What 25,000 Miles Taught Me About CarPlay Apps
CarPlay apps for driving are iPhone apps redesigned with larger buttons, simpler layouts, and heavy voice control so you can use essential features while keeping most of your attention on the road. Over the past year I’ve driven more than 25,000 miles with CarPlay on everything from daily commutes to multi-day road trips to remote trailheads, and that much seat time exposes which apps are helpful and which are a distraction. The pattern is clear: utility wins, novelty loses. Anything that demands more than a quick tap or a short Siri command becomes a liability when traffic changes in a blink. In this guide I’ll focus on the CarPlay apps that consistently reduced stress, saved time, or made those long stretches of highway less tiring, and how they compare to the features built into your car.
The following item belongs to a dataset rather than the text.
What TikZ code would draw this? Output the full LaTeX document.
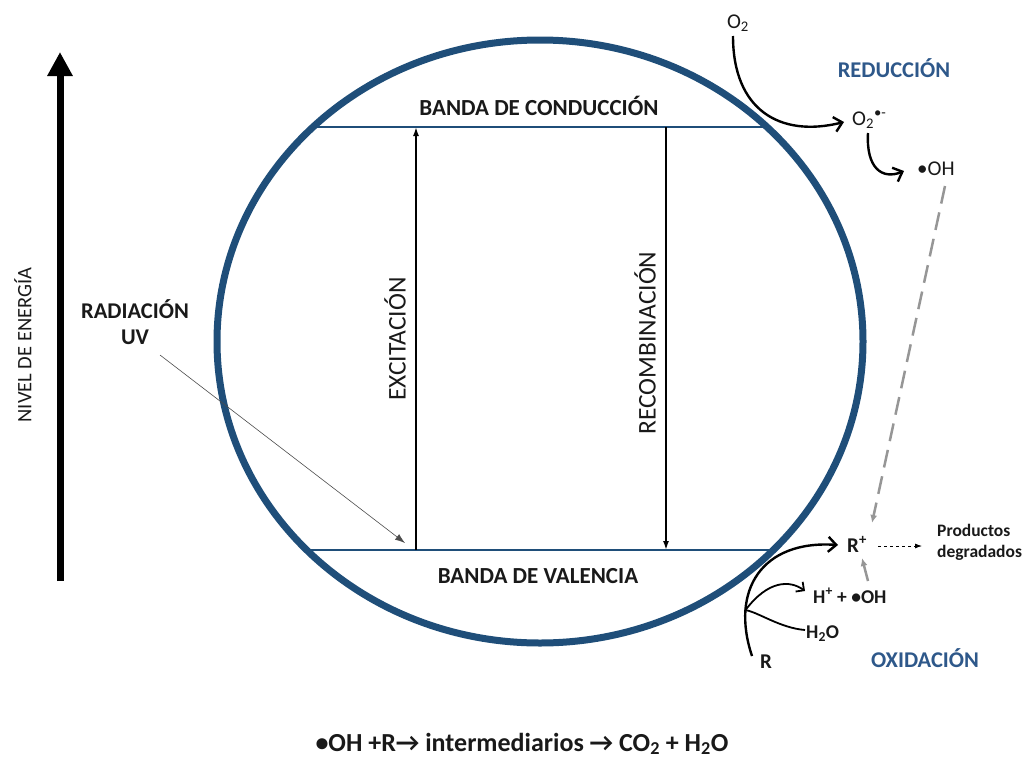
\documentclass[tikz,border=0pt]{standalone}
\usepackage{fontspec}
\setmainfont{Carlito}
\usetikzlibrary{arrows.meta}
\definecolor{bandblue}{RGB}{31,78,121}
\definecolor{lblue}{RGB}{46,88,138}
\definecolor{dgray}{RGB}{150,150,150}
\definecolor{txt}{RGB}{25,25,25}
\tikzset{
  bigarrow/.style={line width=7pt,-{Triangle[length=24pt,width=24pt]}},
  bandline/.style={bandblue,line width=2.5pt},
  transarrow/.style={line width=1.6pt,-{Latex[length=9pt,width=6pt]}},
  curvarrow/.style={line width=2.4pt,-{Straight Barb[length=8pt,width=15pt]}},
  thinarrow/.style={line width=0.6pt,black!70,-{Latex[length=10pt,width=7pt]}},
  grayarrow/.style={dgray,line width=2.5pt,-{Latex[length=8pt,width=7pt]}},
  bandtxt/.style={font=\fontsize{23}{26}\selectfont\bfseries,text=txt,inner sep=0pt},
  vtxt/.style={font=\fontsize{25.5}{28}\selectfont,text=txt,inner sep=0pt,rotate=90},
  lbl/.style={font=\fontsize{21}{24}\selectfont,text=txt,inner sep=0pt},
  blbl/.style={font=\fontsize{19.5}{22}\selectfont\bfseries,text=txt,inner sep=0pt},
  bluelbl/.style={font=\fontsize{22.5}{25}\selectfont\bfseries,text=lblue,inner sep=0pt},
  smalllbl/.style={font=\fontsize{17.5}{20}\selectfont\bfseries,text=txt,inner sep=0pt,align=left}
}
\begin{document}
\begin{tikzpicture}[x=1pt,y=-1pt]
\useasboundingbox (0,0) rectangle (1023,758);
% particle
\draw[bandblue,line width=7pt] (540,341.5) ellipse [x radius=323, y radius=301.5];
% bands
\coordinate (cbL) at (313,127);
\coordinate (cbR) at (767,127);
\coordinate (vbL) at (307,550);
\coordinate (vbR) at (773,550);
\draw[bandline] (cbL) -- (cbR);
\draw[bandline] (vbL) -- (vbR);
\node[bandtxt,anchor=base] (cb) at (539,115) {BANDA DE CONDUCCIÓN};
\node[bandtxt,anchor=base] (vb) at (538,583) {BANDA DE VALENCIA};
% transitions
\coordinate (exB) at (416,550);
\coordinate (exT) at (416,127);
\coordinate (reT) at (666,127);
\coordinate (reB) at (666,550);
\draw[transarrow] (exB) -- (exT);
\draw[transarrow] (reT) -- (reB);
\node[vtxt] (ex) at (395,339) {EXCITACIÓN};
\node[vtxt] (re) at (645,343) {RECOMBINACIÓN};
% energy axis
\coordinate (enB) at (60,581);
\coordinate (enT) at (60,52);
\draw[bigarrow] (enB) -- (enT);
\node[vtxt,font=\fontsize{20.5}{22}\selectfont] (en) at (23,345) {NIVEL DE ENERGÍA};
% UV radiation
\node[blbl,font=\fontsize{22.5}{25}\selectfont\bfseries,anchor=base] (rad) at (135,318) {RADIACIÓN};
\node[blbl,font=\fontsize{22.5}{25}\selectfont\bfseries,anchor=base] (uv) at (135,344) {UV};
\coordinate (uvEnd) at (405,543);
\draw[thinarrow] (160,355) -- (uvEnd);
% reduction
\node[lbl,anchor=base] (o2) at (738,28) {O\textsubscript{2}};
\node[lbl,anchor=base west] (o2r) at (852,125) {O\textsubscript{2}\textsuperscript{•-}};
\node[lbl,anchor=base west] (oh) at (917,175) {•OH};
\node[bluelbl,anchor=base] (red) at (894,77) {REDUCCIÓN};
\draw[curvarrow] (733,36) .. controls (733,110) and (780,138) .. (844,122);
\draw[curvarrow] (868,133) .. controls (866,168) and (882,180) .. (904,171);
% oxidation
\node[blbl,font=\fontsize{21}{24}\selectfont\bfseries,anchor=base west] (rp) at (847,552) {R\textsuperscript{+}};
\node[smalllbl,anchor=base west] (prod) at (937,536) {Productos};
\node[smalllbl,anchor=base west] (degr) at (937,557) {degradados};
\node[blbl,anchor=base west] (hoh) at (813,603) {H\textsuperscript{+} + •OH};
\node[blbl,anchor=base west] (h2o) at (806,638) {H\textsubscript{2}O};
\node[blbl,font=\fontsize{21}{24}\selectfont\bfseries,anchor=base west] (r) at (760,668) {R};
\node[bluelbl,anchor=base west] (ox) at (871,667) {OXIDACIÓN};
\draw[curvarrow] (752,656) .. controls (730,590) and (762,540) .. coordinate[pos=0.25] (br) (838,545);
\draw[line width=1.8pt,-{Straight Barb[length=6pt,width=12pt]}] (br) .. controls (768,580) and (790,580) .. (805,591);
\draw[line width=1.8pt] (br) .. controls (758,612) and (780,628) .. (805,630);
\draw[dashed,line width=0.8pt,-{Latex[length=7pt,width=5pt]}] (878,546) -- (922,546);
\draw[grayarrow,dash pattern=on 18pt off 9pt] (945,186) -- (872,523);
\draw[grayarrow] (868,581) -- (862,558);
% overall reaction
\node[font=\fontsize{26}{30}\selectfont\bfseries,text=txt,inner sep=0pt,anchor=base] (eq) at (522,751)
  {•OH +R→ intermediarios → CO\textsubscript{2} + H\textsubscript{2}O};
\end{tikzpicture}
\end{document}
Navigation: One Main App, One Backup, One Offline Option
The best CarPlay navigation apps are the ones you can trust without babysitting them. After thousands of miles, I settled into a three-app strategy. Waze is my default for traffic, hazards, and police reports; it’s familiar, reliable, and “the app I use the most” on long trips. But no single app is perfect. When Waze showed me a blank map one day, switching to Google Maps kept the trip on track. Treat your favorite as home base, not the only tool. For off-grid trailheads or patchy coverage, OsmAnd Maps earns its place. It offers offline maps, hill shading, 3D buildings, and GPX support, but that power comes with a learning curve, so you need to practice before a big trip. For most drivers, one live-traffic app plus one offline app covers nearly every scenario.
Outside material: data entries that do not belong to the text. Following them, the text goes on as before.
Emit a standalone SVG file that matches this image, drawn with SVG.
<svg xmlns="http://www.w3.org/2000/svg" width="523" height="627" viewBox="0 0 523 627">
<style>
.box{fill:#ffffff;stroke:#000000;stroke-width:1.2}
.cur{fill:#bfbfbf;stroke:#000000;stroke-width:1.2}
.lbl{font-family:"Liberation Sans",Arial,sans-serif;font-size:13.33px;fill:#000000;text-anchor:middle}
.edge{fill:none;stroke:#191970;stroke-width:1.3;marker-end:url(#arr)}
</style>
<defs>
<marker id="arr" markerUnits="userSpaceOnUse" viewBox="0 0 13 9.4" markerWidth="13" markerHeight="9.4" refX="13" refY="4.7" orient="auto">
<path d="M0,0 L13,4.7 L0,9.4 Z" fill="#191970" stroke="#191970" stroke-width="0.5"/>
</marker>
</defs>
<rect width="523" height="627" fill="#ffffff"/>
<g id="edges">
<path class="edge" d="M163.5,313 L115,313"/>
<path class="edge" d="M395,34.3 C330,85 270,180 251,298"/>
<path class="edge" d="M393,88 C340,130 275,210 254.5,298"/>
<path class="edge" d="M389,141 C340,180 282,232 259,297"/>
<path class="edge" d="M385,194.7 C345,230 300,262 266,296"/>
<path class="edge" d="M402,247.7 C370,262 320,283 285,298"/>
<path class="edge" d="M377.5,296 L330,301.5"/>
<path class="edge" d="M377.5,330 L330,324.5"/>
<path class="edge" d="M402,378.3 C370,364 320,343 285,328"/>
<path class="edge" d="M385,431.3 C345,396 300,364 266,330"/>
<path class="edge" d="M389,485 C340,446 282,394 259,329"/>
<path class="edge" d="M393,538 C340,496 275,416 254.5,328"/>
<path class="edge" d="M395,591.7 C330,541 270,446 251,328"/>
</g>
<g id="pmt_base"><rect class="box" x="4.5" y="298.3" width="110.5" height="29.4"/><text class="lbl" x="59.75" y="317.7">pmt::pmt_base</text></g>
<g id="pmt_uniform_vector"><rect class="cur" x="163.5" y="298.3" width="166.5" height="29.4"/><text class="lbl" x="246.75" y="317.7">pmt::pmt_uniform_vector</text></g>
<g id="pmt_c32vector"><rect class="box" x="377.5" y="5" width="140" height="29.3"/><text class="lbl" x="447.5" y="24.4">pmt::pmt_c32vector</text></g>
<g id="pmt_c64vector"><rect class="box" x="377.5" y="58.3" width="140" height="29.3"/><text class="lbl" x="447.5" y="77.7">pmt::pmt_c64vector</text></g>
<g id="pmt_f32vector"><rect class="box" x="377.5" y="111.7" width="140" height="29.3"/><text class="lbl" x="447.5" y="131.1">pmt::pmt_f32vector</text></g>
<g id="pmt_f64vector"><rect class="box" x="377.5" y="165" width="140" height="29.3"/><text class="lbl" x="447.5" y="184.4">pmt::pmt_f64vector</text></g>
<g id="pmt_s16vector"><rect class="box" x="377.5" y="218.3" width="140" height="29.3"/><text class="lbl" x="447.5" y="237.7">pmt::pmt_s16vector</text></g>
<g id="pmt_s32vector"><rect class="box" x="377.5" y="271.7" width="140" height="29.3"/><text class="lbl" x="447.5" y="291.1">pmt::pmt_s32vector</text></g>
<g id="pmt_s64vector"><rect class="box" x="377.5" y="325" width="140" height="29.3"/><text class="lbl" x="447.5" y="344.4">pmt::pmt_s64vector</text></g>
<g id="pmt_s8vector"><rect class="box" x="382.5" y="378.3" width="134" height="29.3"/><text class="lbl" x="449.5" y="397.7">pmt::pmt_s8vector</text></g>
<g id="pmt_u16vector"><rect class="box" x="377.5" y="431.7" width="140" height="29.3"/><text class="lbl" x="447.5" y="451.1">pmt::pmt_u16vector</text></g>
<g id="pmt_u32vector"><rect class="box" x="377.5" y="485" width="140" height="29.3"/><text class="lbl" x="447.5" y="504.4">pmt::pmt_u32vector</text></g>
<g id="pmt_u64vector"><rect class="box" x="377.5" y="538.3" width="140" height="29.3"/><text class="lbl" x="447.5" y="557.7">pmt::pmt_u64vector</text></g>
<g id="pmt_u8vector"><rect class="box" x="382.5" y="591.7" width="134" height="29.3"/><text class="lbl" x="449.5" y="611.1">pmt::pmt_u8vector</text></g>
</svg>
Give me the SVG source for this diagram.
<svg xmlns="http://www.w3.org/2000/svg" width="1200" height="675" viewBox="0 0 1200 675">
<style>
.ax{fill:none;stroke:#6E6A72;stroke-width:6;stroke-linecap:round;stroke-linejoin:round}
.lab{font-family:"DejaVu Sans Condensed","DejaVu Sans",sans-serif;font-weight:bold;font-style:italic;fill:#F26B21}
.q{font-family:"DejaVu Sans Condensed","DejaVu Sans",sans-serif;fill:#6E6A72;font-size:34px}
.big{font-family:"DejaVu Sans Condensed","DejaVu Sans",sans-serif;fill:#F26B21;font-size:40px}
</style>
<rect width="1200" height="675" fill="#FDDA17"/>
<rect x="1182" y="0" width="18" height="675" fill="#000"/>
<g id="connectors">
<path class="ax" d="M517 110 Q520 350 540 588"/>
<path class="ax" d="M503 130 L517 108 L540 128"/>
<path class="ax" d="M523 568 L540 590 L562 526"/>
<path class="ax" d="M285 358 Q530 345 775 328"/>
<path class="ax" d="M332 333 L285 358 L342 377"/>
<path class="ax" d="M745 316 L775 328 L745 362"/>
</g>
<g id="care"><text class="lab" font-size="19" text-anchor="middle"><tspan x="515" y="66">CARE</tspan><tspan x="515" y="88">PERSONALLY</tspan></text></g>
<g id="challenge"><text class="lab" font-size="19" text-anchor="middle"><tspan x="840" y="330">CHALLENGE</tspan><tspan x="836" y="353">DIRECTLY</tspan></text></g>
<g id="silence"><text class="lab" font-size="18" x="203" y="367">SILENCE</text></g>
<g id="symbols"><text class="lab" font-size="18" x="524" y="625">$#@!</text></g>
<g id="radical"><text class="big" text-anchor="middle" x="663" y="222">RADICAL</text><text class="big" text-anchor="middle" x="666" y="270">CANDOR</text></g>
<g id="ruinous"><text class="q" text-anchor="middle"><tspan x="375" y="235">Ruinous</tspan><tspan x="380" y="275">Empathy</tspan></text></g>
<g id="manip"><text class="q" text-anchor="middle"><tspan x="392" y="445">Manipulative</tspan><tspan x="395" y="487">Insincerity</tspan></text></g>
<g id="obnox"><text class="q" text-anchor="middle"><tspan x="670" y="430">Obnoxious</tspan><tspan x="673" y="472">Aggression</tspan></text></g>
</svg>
Weather: Planning the Drive, Not the Whole Week
Long distance driving apps that matter most are the ones that predict problems before you meet them, and weather is high on that list. I use two CarPlay-friendly apps in tandem. Carrot Weather is my general-purpose pick: it’s a powerful all-around weather app that can draw from different data sources and keeps you updated wherever you are. Its personality options are fun, but behind the jokes is solid, glanceable information when conditions change mid-trip. For route-specific planning, Weather on the Way does one thing well: it shows weather along your planned route at the time you’re expected to pass each point. That makes it ideal for checking if a storm will hit a mountain pass or if fog might roll in near your arrival. Used together, they give you both a big-picture view and a road-focused forecast without drowning you in charts.
Music, Podcasts, and Audiobooks: Set It and Forget It
CarPlay music streaming is at its best when you do the curation before you turn the key. Whether you prefer Apple Music, YouTube Music, Amazon Music, SiriusXM, or Spotify, playlists and stations are what make them safe in the car. Hunting for a specific song on a touch screen while moving is a bad idea, so I build long playlists for different moods—upbeat for early mornings, calm for night driving—and let them run. According to ZDNET’s Adrian Kingsley-Hughes, SharePlay in Apple Music is handy because it lets passengers take over DJ duties from their own iPhones. For spoken-word fans, the built-in Podcasts app is enough for casual listening, while dedicated listeners often favor apps such as Pocket Casts, Overcast, or Downcast. For longer trips, audiobook apps like Audible, Kobo Books, or Google Play Books can turn hours of highway into a single gripping chapter.